Франциска Цверг: «В него кто-то подселился и велел ему писать такие стихи». Очевидно, «Чужой» — и это уже было экспансией. В его невинных с социальной точки зрения строчках — ну, секс, ну, смерть — зашита чистая власть, они шуршат ее девизами как только что отпечатанные купюры. Оттого картины Ван Гога сегодня так хорошо продаются, оттого на официальную могилу Воячека девушки до сих пор приносят свои заплаканные трусики, что их просквозила тончайшим и мощнейшим образом выраженная жажда власти.

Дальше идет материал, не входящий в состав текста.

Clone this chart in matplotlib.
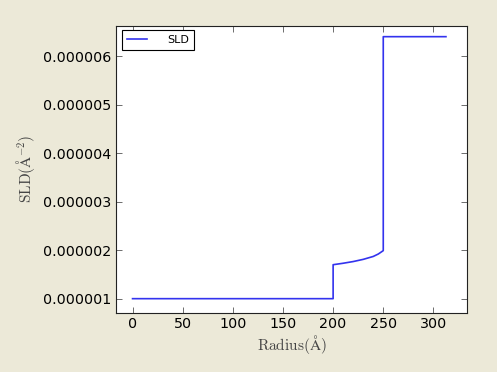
import matplotlib
matplotlib.use('Agg')
import matplotlib.pyplot as plt

# SLD profile
radius = [0, 200, 200, 210, 220, 230, 240, 245, 250, 250, 312.5]
sld = [1.0e-6, 1.0e-6, 1.70e-6, 1.73e-6, 1.765e-6, 1.81e-6, 1.87e-6, 1.92e-6, 1.99e-6, 6.4e-6, 6.4e-6]

plt.rcParams['mathtext.fontset'] = 'cm'
plt.rcParams['xtick.direction'] = 'in'
plt.rcParams['ytick.direction'] = 'in'
plt.rcParams['xtick.top'] = True
plt.rcParams['ytick.right'] = True

fig = plt.figure(figsize=(4.97, 3.72), dpi=100, facecolor='#ECE9D8')
ax = fig.add_axes([116/497, 1-312.5/372, 351/497, 286.5/372])
ax.plot(radius, sld, color='#3333ee', lw=1.2, label='SLD')

ax.set_xlim(-16.5, 333.5)
ax.set_ylim(0.715e-6, 6.62e-6)
ax.set_xticks([0, 50, 100, 150, 200, 250, 300])
ax.set_yticks([1e-6, 2e-6, 3e-6, 4e-6, 5e-6, 6e-6])
ax.set_yticklabels(['0.000001', '0.000002', '0.000003', '0.000004', '0.000005', '0.000006'])
ax.tick_params(labelsize=10.3, length=4, width=0.6, color='#555555')
for s in ax.spines.values():
    s.set_color('#222222')

ax.set_xlabel(r'$\rm{Radius}(\AA)$', fontsize=11, color='#444444', labelpad=1)
ax.set_ylabel(r'$\rm{SLD}(\AA^{-2})$', fontsize=11, color='#444444')

leg = ax.legend(loc='upper left', bbox_to_anchor=(0.018, 0.985), borderaxespad=0,
                fontsize=8, fancybox=False, framealpha=1, edgecolor='black',
                handlelength=1.8, handletextpad=1.75, borderpad=0.45)
leg.get_frame().set_linewidth(0.8)

fig.savefig('out.png', dpi=100, facecolor=fig.get_facecolor())
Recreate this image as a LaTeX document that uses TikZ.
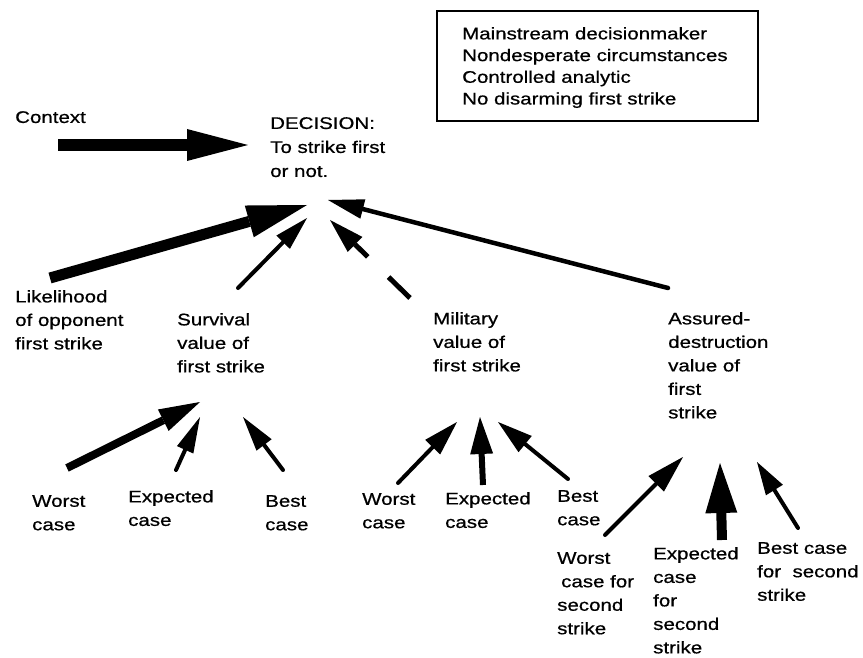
\documentclass[tikz,border=0pt]{standalone}
\usepackage{fontspec}
\setmainfont[FakeStretch=1.22, FakeBold=0.7]{Liberation Sans}
\usetikzlibrary{arrows.meta}
\begin{document}
\begin{tikzpicture}[x=1pt,y=-1pt,
  lbl/.style={anchor=north west, inner sep=0pt, align=left,
    font=\fontsize{16.8}{23.5}\selectfont},
  boxtxt/.style={lbl, font=\fontsize{16.8}{21.7}\selectfont},
  dectxt/.style={lbl, font=\fontsize{16.8}{24}\selectfont},
  frame/.style={draw, line width=2.2pt, anchor=north west, inner sep=0pt,
    minimum width=321pt, minimum height=110pt},
  ptr/.style n args={3}{draw, line width=#1,
    -{Triangle[length=#2, width=#3, line width=0pt]}},
]
\useasboundingbox (0,0) rectangle (863,658);

% ---- text ----
\node[lbl] (context) at (15,111) {Context};
\node[dectxt] (decision) at (270,117) {DECISION:\\To strike first\\or not.};
\node[frame] (framebox) at (436,10) {};
\node[boxtxt] (conditions) at (462,27)
  {Mainstream decisionmaker\\Nondesperate circumstances\\Controlled analytic\\No disarming first strike};

\node[lbl] (likelihood) at (15,290) {Likelihood\\of opponent\\first strike};
\node[lbl] (survival) at (177,313) {Survival\\value of\\first strike};
\node[lbl] (military) at (433,312) {Military\\value of\\first strike};
\node[lbl] (assured) at (668,312) {Assured-\\destruction\\value of\\first\\strike};

\node[lbl] (sworst) at (32,495) {Worst\\case};
\node[lbl] (sexp) at (128,490) {Expected\\case};
\node[lbl] (sbest) at (265,495) {Best\\case};
\node[lbl] (mworst) at (362,493) {Worst\\case};
\node[lbl] (mexp) at (445,492) {Expected\\case};
\node[lbl] (mbest) at (557,490) {Best\\case};
\node[lbl] (aworst) at (557,552) {Worst\\\hspace*{4pt}case for\\second\\strike};
\node[lbl] (aexp) at (653,547) {Expected\\case\\for\\second\\strike};
\node[lbl] (abest) at (757,542) {Best case\\for\ \ second\\strike};

% ---- arrow ends ----
\coordinate (ctxT) at (58,145);   \coordinate (decA) at (248,145);
\coordinate (likT) at (50,278);   \coordinate (decB) at (307,205);
\coordinate (surT) at (238,288);  \coordinate (decC) at (307,218);
\coordinate (milT) at (410,298);  \coordinate (decD) at (330,220);
\coordinate (assT) at (668,288);  \coordinate (decE) at (328,200);

\coordinate (swT) at (67,468);    \coordinate (surA) at (200,402);
\coordinate (seT) at (176,470);   \coordinate (surB) at (200,417);
\coordinate (sbT) at (283,470);   \coordinate (surC) at (243,417);

\coordinate (mwT) at (398,483);   \coordinate (milA) at (457,422);
\coordinate (meT) at (483,485);   \coordinate (milB) at (480,417);
\coordinate (mbT) at (568,479);   \coordinate (milC) at (498,422);

\coordinate (awT) at (605,535);   \coordinate (assA) at (683,457);
\coordinate (aeT) at (722,540);   \coordinate (assB) at (720,463);
\coordinate (abT) at (798,528);   \coordinate (assC) at (757,462);

% ---- arrows into the decision ----
\draw[ptr={12pt}{61pt}{32pt}] (ctxT) -- (decA);
\draw[ptr={11pt}{60pt}{33pt}] (likT) -- (decB);
\draw[ptr={4pt}{34pt}{19pt}, line cap=round] (surT) -- (decC);
\draw[ptr={5pt}{35pt}{21pt}, dash pattern=on 30pt off 29pt on 300pt] (milT) -- (decD);
\draw[ptr={4.5pt}{36pt}{20pt}, line cap=round] (assT) -- (decE);

% ---- survival value ----
\draw[ptr={8pt}{41pt}{24pt}] (swT) -- (surA);
\draw[ptr={4pt}{36pt}{18pt}, line cap=round] (seT) -- (surB);
\draw[ptr={4pt}{35pt}{19pt}, line cap=round] (sbT) -- (surC);

% ---- military value ----
\draw[ptr={4pt}{35pt}{21pt}, line cap=round] (mwT) -- (milA);
\draw[ptr={6pt}{37pt}{23pt}] (meT) -- (milB);
\draw[ptr={4pt}{35pt}{21pt}, line cap=round] (mbT) -- (milC);

% ---- assured-destruction value ----
\draw[ptr={4pt}{38pt}{22pt}, line cap=round] (awT) -- (assA);
\draw[ptr={10pt}{50pt}{32pt}] (aeT) -- (assB);
\draw[ptr={4pt}{33pt}{20pt}, line cap=round] (abT) -- (assC);
\end{tikzpicture}
\end{document}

Они покончили с собой на поднимавшейся волне признания, потому что осознали: единственная власть, которой они могут достигнуть — это вонючая респектабельность, смирившая Пикассо и Дали, Тувима и Загаевского: красивая жена в мехах или без, место в ложе и счет в банке. «Мерседес» или «Польский Фиат» в качестве бонуса.

 

Я написал это не для того, чтобы поставить Воячека на «его место» на книжной полке, но чтобы напомнить: многие вопросы, до сих пор кажущиеся нам вопросами вкуса, стиля, контекста и так далее, на деле представляют собой один-единственный вопрос власти. В данном случае власти, которую Фуко назвал бы пастырской (с целью «обеспечить спасение индивидов в ином мире»: силой открывающейся им трагической красоты увести к полюсу абсолютной гармонии, безжизненной и безмолвной, где раздавался бы один лишь голос — доброго пастыря. В крайнем случае два голоса — Бога и пастыря).

Но, как известно [Ин.10:11], «пастырь добрый полагает жизнь свою за овец».